Collected data
/---
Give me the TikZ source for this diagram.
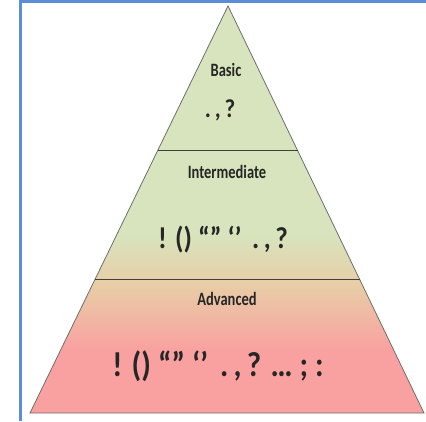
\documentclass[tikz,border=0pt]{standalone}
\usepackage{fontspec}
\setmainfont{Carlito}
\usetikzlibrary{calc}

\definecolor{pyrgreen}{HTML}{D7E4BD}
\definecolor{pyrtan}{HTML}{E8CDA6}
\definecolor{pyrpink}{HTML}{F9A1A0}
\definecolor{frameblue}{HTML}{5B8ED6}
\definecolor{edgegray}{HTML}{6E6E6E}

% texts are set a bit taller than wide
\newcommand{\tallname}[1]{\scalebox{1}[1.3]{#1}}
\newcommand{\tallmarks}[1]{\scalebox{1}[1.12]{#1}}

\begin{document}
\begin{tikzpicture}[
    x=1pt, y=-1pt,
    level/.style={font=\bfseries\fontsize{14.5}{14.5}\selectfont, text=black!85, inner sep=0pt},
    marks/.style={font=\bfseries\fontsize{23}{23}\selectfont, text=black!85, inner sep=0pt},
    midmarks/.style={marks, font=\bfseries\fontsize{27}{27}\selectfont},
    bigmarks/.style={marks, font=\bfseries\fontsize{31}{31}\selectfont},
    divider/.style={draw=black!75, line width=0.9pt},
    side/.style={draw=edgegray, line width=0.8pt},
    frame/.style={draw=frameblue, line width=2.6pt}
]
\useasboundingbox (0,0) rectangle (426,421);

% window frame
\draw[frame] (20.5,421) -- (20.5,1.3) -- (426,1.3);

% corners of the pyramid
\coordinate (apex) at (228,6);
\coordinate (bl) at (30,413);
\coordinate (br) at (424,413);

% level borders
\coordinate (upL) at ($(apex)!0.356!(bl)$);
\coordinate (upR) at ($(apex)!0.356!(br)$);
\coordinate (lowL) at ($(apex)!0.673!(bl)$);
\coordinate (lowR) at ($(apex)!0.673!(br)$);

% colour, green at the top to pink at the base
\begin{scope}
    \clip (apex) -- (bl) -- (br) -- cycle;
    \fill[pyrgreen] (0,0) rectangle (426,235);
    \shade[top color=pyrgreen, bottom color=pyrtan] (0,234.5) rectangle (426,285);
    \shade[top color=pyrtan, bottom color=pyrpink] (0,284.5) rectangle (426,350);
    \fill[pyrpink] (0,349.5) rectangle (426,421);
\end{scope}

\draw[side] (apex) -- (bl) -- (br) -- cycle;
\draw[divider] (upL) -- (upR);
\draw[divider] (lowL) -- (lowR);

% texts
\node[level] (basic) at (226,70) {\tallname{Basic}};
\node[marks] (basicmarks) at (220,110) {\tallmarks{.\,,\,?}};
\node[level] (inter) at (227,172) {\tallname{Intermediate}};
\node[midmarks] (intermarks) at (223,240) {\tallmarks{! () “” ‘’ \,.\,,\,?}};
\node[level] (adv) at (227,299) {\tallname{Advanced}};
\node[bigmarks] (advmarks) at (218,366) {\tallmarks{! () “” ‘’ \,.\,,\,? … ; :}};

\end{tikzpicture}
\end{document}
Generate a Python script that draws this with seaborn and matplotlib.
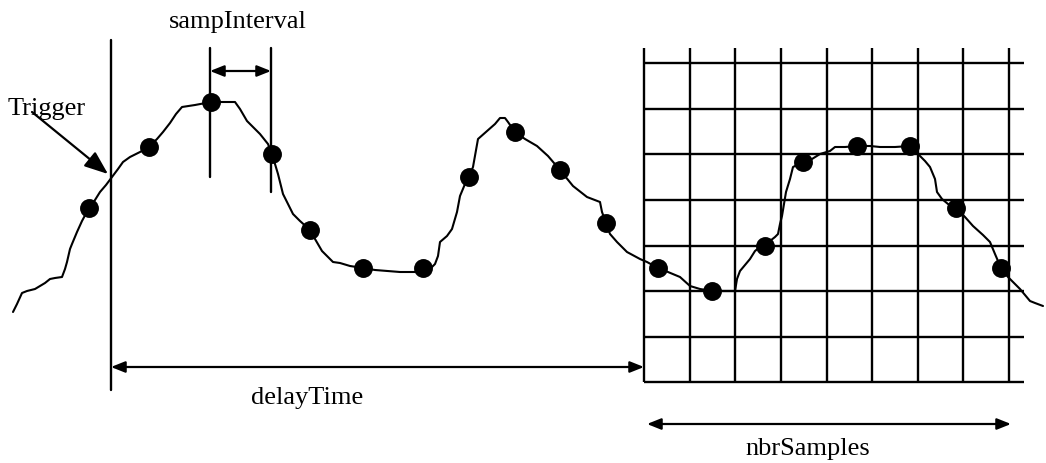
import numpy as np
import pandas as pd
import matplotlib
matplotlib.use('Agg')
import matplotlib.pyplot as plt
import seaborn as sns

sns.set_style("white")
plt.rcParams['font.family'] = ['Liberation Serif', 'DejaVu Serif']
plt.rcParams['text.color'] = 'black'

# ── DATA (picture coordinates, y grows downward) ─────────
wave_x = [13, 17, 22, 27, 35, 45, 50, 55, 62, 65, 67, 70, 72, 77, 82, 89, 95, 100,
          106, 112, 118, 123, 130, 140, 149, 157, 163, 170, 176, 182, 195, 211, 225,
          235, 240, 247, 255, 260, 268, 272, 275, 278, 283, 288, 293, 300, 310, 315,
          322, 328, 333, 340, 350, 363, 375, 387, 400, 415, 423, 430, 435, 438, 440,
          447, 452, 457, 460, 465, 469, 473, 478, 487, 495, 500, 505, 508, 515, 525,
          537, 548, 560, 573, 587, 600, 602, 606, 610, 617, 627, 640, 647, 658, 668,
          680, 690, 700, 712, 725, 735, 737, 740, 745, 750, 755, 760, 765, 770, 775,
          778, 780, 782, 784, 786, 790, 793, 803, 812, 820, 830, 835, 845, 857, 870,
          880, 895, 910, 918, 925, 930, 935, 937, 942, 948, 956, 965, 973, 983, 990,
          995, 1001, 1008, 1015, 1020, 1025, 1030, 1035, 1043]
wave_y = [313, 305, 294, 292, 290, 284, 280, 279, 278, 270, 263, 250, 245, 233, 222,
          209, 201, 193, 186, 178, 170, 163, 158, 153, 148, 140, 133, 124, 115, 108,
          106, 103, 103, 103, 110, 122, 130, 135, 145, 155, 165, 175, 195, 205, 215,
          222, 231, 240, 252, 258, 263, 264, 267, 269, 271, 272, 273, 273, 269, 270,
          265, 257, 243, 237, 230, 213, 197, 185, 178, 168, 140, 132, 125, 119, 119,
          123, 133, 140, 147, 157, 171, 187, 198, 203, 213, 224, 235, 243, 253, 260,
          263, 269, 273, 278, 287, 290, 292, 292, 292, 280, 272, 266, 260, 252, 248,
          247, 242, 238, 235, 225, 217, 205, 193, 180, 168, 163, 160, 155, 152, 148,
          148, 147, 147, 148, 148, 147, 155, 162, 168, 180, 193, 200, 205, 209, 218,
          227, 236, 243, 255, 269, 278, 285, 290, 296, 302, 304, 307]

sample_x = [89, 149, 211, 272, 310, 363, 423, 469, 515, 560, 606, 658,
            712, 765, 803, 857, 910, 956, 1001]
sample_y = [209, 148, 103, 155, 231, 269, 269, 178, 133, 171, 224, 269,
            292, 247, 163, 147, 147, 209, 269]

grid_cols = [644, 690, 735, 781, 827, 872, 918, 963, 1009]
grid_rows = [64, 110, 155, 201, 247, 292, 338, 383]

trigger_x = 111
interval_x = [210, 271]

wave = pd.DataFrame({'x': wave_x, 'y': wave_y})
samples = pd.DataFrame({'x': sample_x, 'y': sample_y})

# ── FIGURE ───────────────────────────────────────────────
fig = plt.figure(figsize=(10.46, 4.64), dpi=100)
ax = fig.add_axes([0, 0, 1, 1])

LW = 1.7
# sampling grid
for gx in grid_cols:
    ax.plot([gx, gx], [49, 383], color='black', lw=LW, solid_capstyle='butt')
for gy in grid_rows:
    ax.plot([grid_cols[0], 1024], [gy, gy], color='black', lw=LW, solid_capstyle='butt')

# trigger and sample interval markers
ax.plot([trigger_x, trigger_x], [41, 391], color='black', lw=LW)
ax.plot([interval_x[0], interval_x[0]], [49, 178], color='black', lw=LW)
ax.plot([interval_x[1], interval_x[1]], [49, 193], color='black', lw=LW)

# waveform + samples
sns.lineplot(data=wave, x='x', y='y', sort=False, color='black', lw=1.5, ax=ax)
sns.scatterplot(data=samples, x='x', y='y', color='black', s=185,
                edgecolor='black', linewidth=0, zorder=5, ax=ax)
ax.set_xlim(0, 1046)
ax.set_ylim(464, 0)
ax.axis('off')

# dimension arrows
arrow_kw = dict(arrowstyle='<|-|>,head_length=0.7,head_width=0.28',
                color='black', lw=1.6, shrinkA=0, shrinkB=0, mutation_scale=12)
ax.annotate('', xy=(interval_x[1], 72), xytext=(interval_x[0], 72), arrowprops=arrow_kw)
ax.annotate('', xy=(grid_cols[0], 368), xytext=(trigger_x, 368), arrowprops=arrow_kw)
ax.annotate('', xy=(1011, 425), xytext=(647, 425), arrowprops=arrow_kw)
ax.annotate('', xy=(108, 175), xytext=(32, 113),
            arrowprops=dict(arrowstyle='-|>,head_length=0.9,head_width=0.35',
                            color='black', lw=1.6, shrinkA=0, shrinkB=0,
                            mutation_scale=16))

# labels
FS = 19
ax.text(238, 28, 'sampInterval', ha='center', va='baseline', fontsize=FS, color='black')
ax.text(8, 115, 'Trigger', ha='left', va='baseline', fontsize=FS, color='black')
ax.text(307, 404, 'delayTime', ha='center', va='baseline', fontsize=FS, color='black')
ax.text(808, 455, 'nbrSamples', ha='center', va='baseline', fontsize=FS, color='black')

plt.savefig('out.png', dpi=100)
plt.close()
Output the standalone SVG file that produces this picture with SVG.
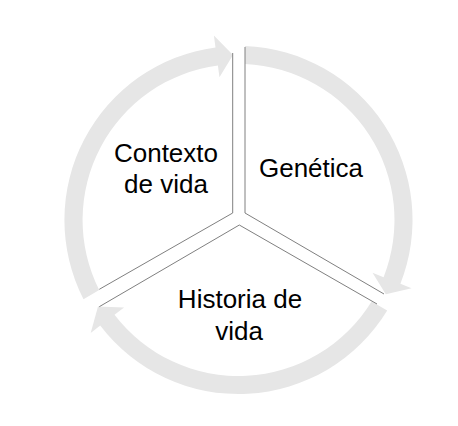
\---
= SET TASK =
In the listing above, find the line containing "Generate a Python" and the line containing "plt.rcParams['text.color'] = 'black'". Print those two lines and every line between them exactly, with no pictures.

= CORRECT ANSWER =
Generate a Python script that draws this with seaborn and matplotlib.
import numpy as np
import pandas as pd
import matplotlib
matplotlib.use('Agg')
import matplotlib.pyplot as plt
import seaborn as sns

sns.set_style("white")
plt.rcParams['font.family'] = ['Liberation Serif', 'DejaVu Serif']
plt.rcParams['text.color'] = 'black'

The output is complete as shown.